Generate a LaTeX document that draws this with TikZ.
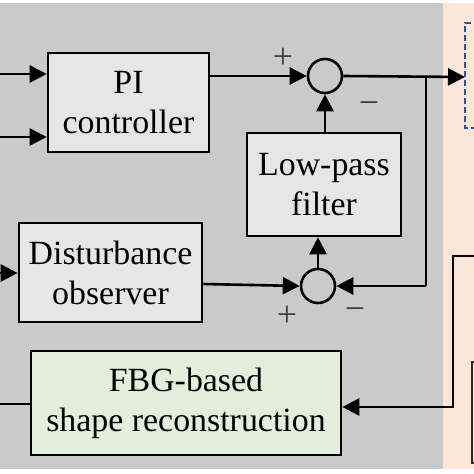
\documentclass[tikz,border=0pt]{standalone}
\usepackage{fontspec}
\setmainfont{Liberation Serif}
\usetikzlibrary{arrows.meta}
\definecolor{bggray}{HTML}{CACACA}
\definecolor{boxgray}{HTML}{E6E6E6}
\definecolor{boxgreen}{HTML}{E3EFDA}
\definecolor{peach}{HTML}{FBE6D8}
\definecolor{navy}{HTML}{2F5597}
\tikzset{
  blockbox/.style={draw=black, line width=2.6bp, fill=boxgray, inner sep=0pt, align=center,
     font=\fontsize{34}{40}\selectfont},
  sumnode/.style={draw=black, line width=2.6bp, circle, minimum size=34bp, inner sep=0pt},
  conn/.style={line width=2.6bp, draw=black},
  arr/.style={conn, -{Triangle[length=17bp, width=17bp]}},
  signlbl/.style={font=\fontsize{36}{36}\selectfont, inner sep=0pt, text=black!75},
}
\begin{document}
\begin{tikzpicture}[x=1bp, y=-1bp]
\useasboundingbox (0,0) rectangle (474,474);
\fill[white] (0,0) rectangle (474,474);
\fill[bggray] (0,3) rectangle (443,469);
\fill[peach] (443,3) rectangle (474,469);

% blocks
\node[blockbox, minimum width=161bp, minimum height=99bp] (pi) at (128.5,102.5) {PI\\controller};
\node[blockbox, minimum width=154bp, minimum height=103bp] (lpf) at (324,184.5) {Low-pass\\filter};
\node[blockbox, minimum width=183bp, minimum height=99bp] (dob) at (110.5,272.5) {Disturbance\\observer};
\node[blockbox, fill=boxgreen, minimum width=310bp, minimum height=104bp] (fbg) at (186,403) {FBG-based\\shape reconstruction};

% sums
\node[sumnode] (s1) at (325,76) {};
\node[sumnode] (s2) at (318,286) {};

% signs
\node[signlbl] (p1) at (283,58) {+};
\node[signlbl] (m1) at (369,108) {\char"2212};
\node[signlbl] (p2) at (287,316) {+};
\node[signlbl] (m2) at (355,314) {\char"2212};

% coordinates
\coordinate (in1) at (0,74);
\coordinate (in2) at (0,137);
\coordinate (in3) at (0,273);
\coordinate (out4) at (0,404);
\coordinate (br) at (426,76);
\coordinate (brd) at (426,286);
\coordinate (dsh) at (465,77);
\coordinate (rin) at (474,256);
\coordinate (rc1) at (453,256);
\coordinate (rc2) at (453,407);

% connectors
\draw[arr] (in1) -- (in1 -| pi.west);
\draw[arr] (in2) -- (in2 -| pi.west);
\draw[arr] (in3) -- (in3 -| dob.west);
\draw[conn] (out4) -- (out4 -| fbg.west);
\draw[arr] (pi.east |- s1) -- (s1.west);
\draw[arr] (s1.east) -- (dsh);
\draw[conn] (br) -- (brd);
\draw[arr] (brd) -- (s2.east);
\draw[arr] (lpf.north -| s1) -- (s1.south);
\draw[arr] (s2.north) -- (s2 |- lpf.south);
\draw[arr] (dob.east |- 0,284) -- (s2.west);
\draw[arr] (rin) -- (rc1) -- (rc2) -- (rc2 -| fbg.east);

% dashed box (cut off at right)
\draw[navy, line width=2.2bp, dash pattern=on 6bp off 3bp] (480,23) -- (465,23) -- (465,128) -- (480,128);
% dark box (cut off at right)
\draw[black!85, line width=2.8bp] (480,362) -- (472,362) -- (472,463) -- (480,463);
\end{tikzpicture}
\end{document}
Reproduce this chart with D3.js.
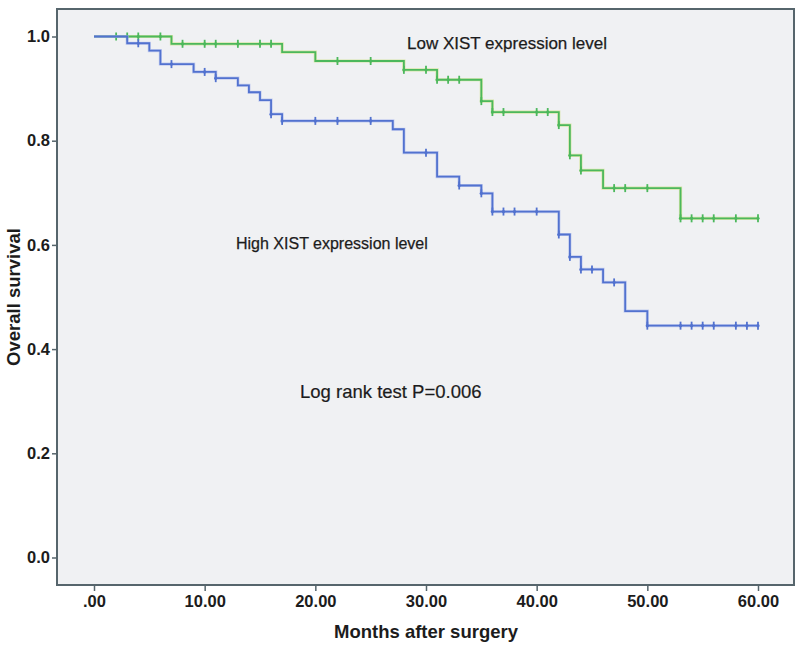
<!DOCTYPE html>
<html>
<head>
<meta charset="utf-8">
<script src="https://cdn.jsdelivr.net/npm/d3@7"></script>
<style>
  html, body { margin: 0; padding: 0; background: #ffffff; }
  svg { display: block; }
  text { font-family: Arial, "Liberation Sans", sans-serif; fill: #1c1c1c; }
</style>
</head>
<body>
<svg id="chart" width="800" height="650"></svg>
<script>
// ---- Data ----
const groupNames = ["Low XIST expression level", "High XIST expression level"];

// Kaplan-Meier step points: [month, survival]
const lowSteps = [[0,1.0],[7,0.986],[17,0.970],[20,0.953],[28,0.936],[31,0.917],[35,0.876],[36,0.855],[42,0.830],[43,0.772],[44,0.743],[46,0.709],[53,0.651]];
const lowCensored = [2,3,4,6,8,10,11,13,15,16,22,25,28,30,31,32,33,35,36,37,40,41,42,43,44,47,48,50,53,54,55,56,58,60];

const highSteps = [[0,1.0],[3,0.987],[5,0.973],[6,0.947],[9,0.932],[11,0.920],[13,0.906],[14,0.893],[15,0.878],[16,0.851],[17,0.838],[27,0.822],[28,0.777],[31,0.731],[33,0.714],[35,0.699],[36,0.664],[42,0.620],[43,0.577],[44,0.553],[46,0.528],[48,0.473],[50,0.445]];
const highCensored = [4,7,10,11,16,17,20,22,25,30,33,35,36,37,38,40,42,43,44,45,47,50,53,54,55,56,58,59,60];

const followUpEnd = 60;
const xTicks = [0,10,20,30,40,50,60];
const yTicks = [0,0.2,0.4,0.6,0.8,1.0];
const xTitle = "Months after surgery";
const yTitle = "Overall survival";
const testLabel = "Log rank test P=0.006";

// ---- Layout ----
const svg = d3.select("#chart");
const x = d3.scaleLinear().domain([0, 60]).range([94, 758]);
const y = d3.scaleLinear().domain([0, 1]).range([557.5, 36.5]);
const box = { x0: 57, x1: 794, y0: 9, y1: 585 };

// plot background
svg.append("rect")
  .attr("x", box.x0).attr("y", box.y0)
  .attr("width", box.x1 - box.x0).attr("height", box.y1 - box.y0)
  .attr("fill", "#f0f1f3");

// axes
const axisColor = "#56656c";
const yAxis = svg.append("g").attr("transform", `translate(${box.x0},0)`)
  .call(d3.axisLeft(y).tickValues(yTicks).tickFormat(d3.format(".1f")).tickSize(5).tickPadding(2));
const xAxis = svg.append("g").attr("transform", `translate(0,${box.y1})`)
  .call(d3.axisBottom(x).tickValues(xTicks)
    .tickFormat(d => d === 0 ? ".00" : d.toFixed(2)).tickSize(6).tickPadding(4));
[xAxis, yAxis].forEach(g => {
  g.select(".domain").remove();
  g.selectAll(".tick line").attr("stroke", axisColor).attr("stroke-width", 1.5);
  g.selectAll(".tick text").attr("fill", "#1c1c1c")
    .style("font-size", "16.5px").style("font-weight", "bold")
    .style("font-family", "Arial, 'Liberation Sans', sans-serif");
});

// box frame
svg.append("rect")
  .attr("x", box.x0).attr("y", box.y0)
  .attr("width", box.x1 - box.x0).attr("height", box.y1 - box.y0)
  .attr("fill", "none").attr("stroke", axisColor).attr("stroke-width", 2);

// titles
svg.append("text")
  .attr("x", 426).attr("y", 638).attr("text-anchor", "middle")
  .style("font-size", "18.5px").style("font-weight", "bold").text(xTitle);
svg.append("text")
  .attr("transform", `translate(20,297) rotate(-90)`).attr("text-anchor", "middle")
  .style("font-size", "18.5px").style("font-weight", "bold").text(yTitle);

// curves
function survAt(steps, t) {
  let s = steps[0][1];
  for (const [tt, ss] of steps) { if (tt <= t) s = ss; }
  return s;
}
const line = d3.line().x(d => x(d[0])).y(d => y(d[1])).curve(d3.curveStepAfter);

const groups = [
  { steps: lowSteps, cens: lowCensored, color: "#4cb85c", halo: "#c9e07a" },
  { steps: highSteps, cens: highCensored, color: "#5272cf", halo: "#a9b7ec" }
];
groups.forEach(g => {
  const pts = g.steps.concat([[followUpEnd, g.steps[g.steps.length - 1][1]]]);
  svg.append("path").datum(pts).attr("d", line)
    .attr("fill", "none").attr("stroke", g.halo).attr("stroke-width", 3.2).attr("opacity", 0.6);
  svg.append("path").datum(pts).attr("d", line)
    .attr("fill", "none").attr("stroke", g.color).attr("stroke-width", 1.8);
  svg.append("g").selectAll("line").data(g.cens).join("line")
    .attr("x1", d => x(d)).attr("x2", d => x(d))
    .attr("y1", d => y(survAt(g.steps, d)) - 4)
    .attr("y2", d => y(survAt(g.steps, d)) + 4)
    .attr("stroke", g.color).attr("stroke-width", 1.8);
  svg.append("g").selectAll("circle").data(g.cens).join("circle")
    .attr("cx", d => x(d)).attr("cy", d => y(survAt(g.steps, d)))
    .attr("r", 1.6).attr("fill", g.color);
});

// annotations
svg.append("text").attr("x", 407).attr("y", 48.5)
  .style("font-size", "17px").style("stroke", "#1c1c1c").style("stroke-width", 0.25).text(groupNames[0]);
svg.append("text").attr("x", 236).attr("y", 248.5)
  .style("font-size", "16px").style("stroke", "#1c1c1c").style("stroke-width", 0.25).text(groupNames[1]);
svg.append("text").attr("x", 300).attr("y", 398)
  .style("font-size", "18.5px").style("stroke", "#1c1c1c").style("stroke-width", 0.2).text(testLabel);
</script>
</body>
</html>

» **Written problem**
Output the records above as they stand, from the first line to the line with "(443,3) rectangle (474,469);", inclusive, and exclude the pictures.

» **Final answer**
Generate a LaTeX document that draws this with TikZ.
\documentclass[tikz,border=0pt]{standalone}
\usepackage{fontspec}
\setmainfont{Liberation Serif}
\usetikzlibrary{arrows.meta}
\definecolor{bggray}{HTML}{CACACA}
\definecolor{boxgray}{HTML}{E6E6E6}
\definecolor{boxgreen}{HTML}{E3EFDA}
\definecolor{peach}{HTML}{FBE6D8}
\definecolor{navy}{HTML}{2F5597}
\tikzset{
  blockbox/.style={draw=black, line width=2.6bp, fill=boxgray, inner sep=0pt, align=center,
     font=\fontsize{34}{40}\selectfont},
  sumnode/.style={draw=black, line width=2.6bp, circle, minimum size=34bp, inner sep=0pt},
  conn/.style={line width=2.6bp, draw=black},
  arr/.style={conn, -{Triangle[length=17bp, width=17bp]}},
  signlbl/.style={font=\fontsize{36}{36}\selectfont, inner sep=0pt, text=black!75},
}
\begin{document}
\begin{tikzpicture}[x=1bp, y=-1bp]
\useasboundingbox (0,0) rectangle (474,474);
\fill[white] (0,0) rectangle (474,474);
\fill[bggray] (0,3) rectangle (443,469);
\fill[peach] (443,3) rectangle (474,469);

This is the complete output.